Váchal was the son of Josef Aleš-Lyžec and Anna Váchalová - his parents never married. He was brought up by his grandparents, Jan Aleš and Jana Alešová, in the southern Bohemian town of Písek, where he entered grammar school but left it prematurely. In 1898 Váchal moved to Prague, where he studied bookbinding and befriended his father's cousin, the painter Mikoláš Aleš. He was influenced by Art Nouveau during that time.

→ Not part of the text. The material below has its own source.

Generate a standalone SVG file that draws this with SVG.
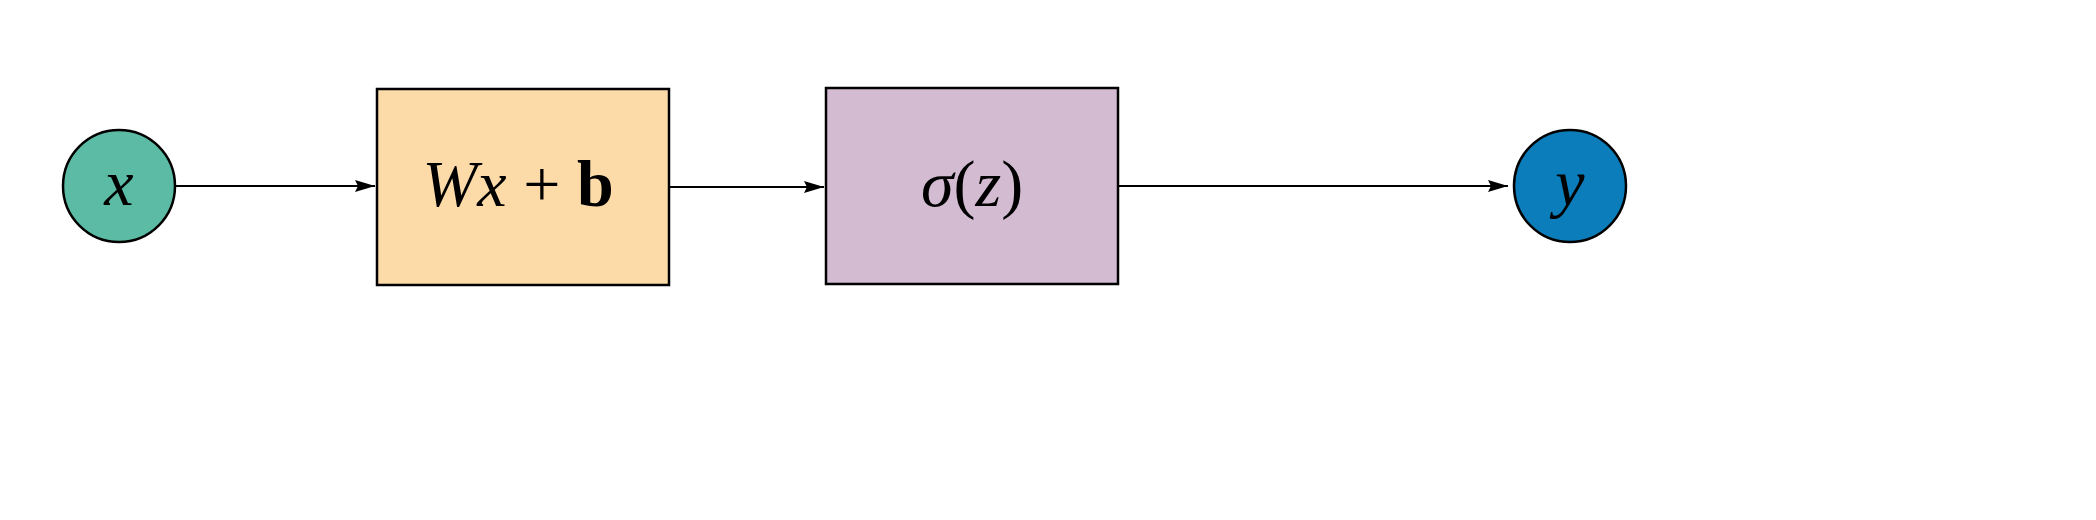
<svg xmlns="http://www.w3.org/2000/svg" width="2096" height="520" viewBox="0 0 2096 520">
<style>
.n{stroke:#000;stroke-width:2.5}
.t{font-family:"Liberation Serif",serif;font-size:66px;font-style:italic;fill:#000}
.c{stroke:#000;stroke-width:2;fill:none}
</style>
<defs><marker id="a" markerWidth="20" markerHeight="12" refX="20" refY="6" orient="auto" markerUnits="userSpaceOnUse"><path d="M0,0 L20,6 L0,12 L3,6 Z" fill="#000"/></marker></defs>
<rect width="2096" height="520" fill="#fff"/>
<g id="connectors">
<line class="c" x1="176" y1="186" x2="375" y2="186" marker-end="url(#a)"/>
<line class="c" x1="670" y1="187" x2="824" y2="187" marker-end="url(#a)"/>
<line class="c" x1="1118" y1="186" x2="1508" y2="186" marker-end="url(#a)"/>
</g>
<g id="x"><circle class="n" cx="119" cy="186" r="56" fill="#5BBBA5"/><text class="t" x="119" y="205" text-anchor="middle">x</text></g>
<g id="linear"><rect class="n" x="377" y="89" width="292" height="196" fill="#FDDBA8"/><text class="t" x="518" y="206" text-anchor="middle">Wx<tspan font-style="normal"> + </tspan><tspan font-style="normal" font-weight="bold">b</tspan></text></g>
<g id="sigma"><rect class="n" x="826" y="88" width="292" height="196" fill="#D3BBD1"/><text class="t" x="972" y="206" text-anchor="middle">σ<tspan font-style="normal">(</tspan>z<tspan font-style="normal">)</tspan></text></g>
<g id="y"><circle class="n" cx="1570" cy="186" r="56" fill="#0B7DBA"/><text class="t" x="1570" y="205" text-anchor="middle">y</text></g>
</svg>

In 1900 he wrote his first poems, by 1903 he joined the Prague Theosophy Society, in 1904 he entered the Painter School and later became a respected painter and graphic designer. In 1910 Váchal published his first two books. Between January 1912 and January 1913 he enjoyed a short but intense friendship with the mystical Catholic writer Jakub Deml. In March 1913, Váchal married Máša Pešulová, and began a friendship with the collector J. Portman; Portman's house Portmoneum is now the Váchal Museum in Litomyšl.

From 1916 to 1918 Váchal served as a soldier on the Italian front. During 1940, expressing resistance against Nazi occupation of Czechoslovakia, he moved from Prague to the village of Studeňany, a part of Radim in eastern Bohemia. After the communist revolution of 1948 in Czechoslovakia, he became more socially and culturally isolated and his works were rarely seen in public. He lived in obscurity on the family estate of his partner, the artist :cz:Anna Macková, in Studeňany. Even with the coming of Prague Spring in the late 1960s his situation didn't significantly change. He was, however, awarded the state title of Meritorious Artist shortly before his death in 1969. He is buried in Radim.

The publishing house Paseka was inspired by the character publisher Paseka in Váchal's Bloody Novel. Portmoneum, Váchal's museum in Litomyšl, was founded by Paseka publishing house in the early 1990s.

== Major works ==
- Krvavý román [lit. "Bloody Novel"] published 1924
- Mor v Korcule [Plague in Korcula] (published 1927)
- Malíř na frontě. Soca a Italie 1917-1918 [Painter in War. Soca and Italy 1917-1918] (published 1929)
- Šumava umírající a romantická [Gabreta dying and romantical] (published 1931, 11 copies)
- Receptář barevného dřevorytu [Book of colored woodcut] (published 1934) - theoretical work on woodcut techniques
- Nejnovejší legatio mortuorum [Newest legatio mortuorum] (published 1936)
- Kázání ad calendas graecas [Sermon ad calendas graecas] (published 1939, 17 copies)
- Ďáblova odstředivka [Devil's Spin Drier] (published 1941, 10 copies)
- Čertova babička [Imp's Grandma] (written 1940-1948)
- Moudrost Svobodného zednářství [Wisdom of Free-Masonry] (written 1951)
- Robinson mohelnský [Robinson of Mohelno] (written 1955)
- Živant a umrlanti [Living Man (=Váchal) and Zombies (=communists) of this world] (written 1956)
- Čarodejnice z Holešovic neboli Vězeň v bolševickém hradě [Witch of Holesovice or Prisoner in Bolsheviks's Castle] (written 1959)
- Paměti [Memoirs] published 1994
- Deníky 1922-1964 [Diaries] published 1998.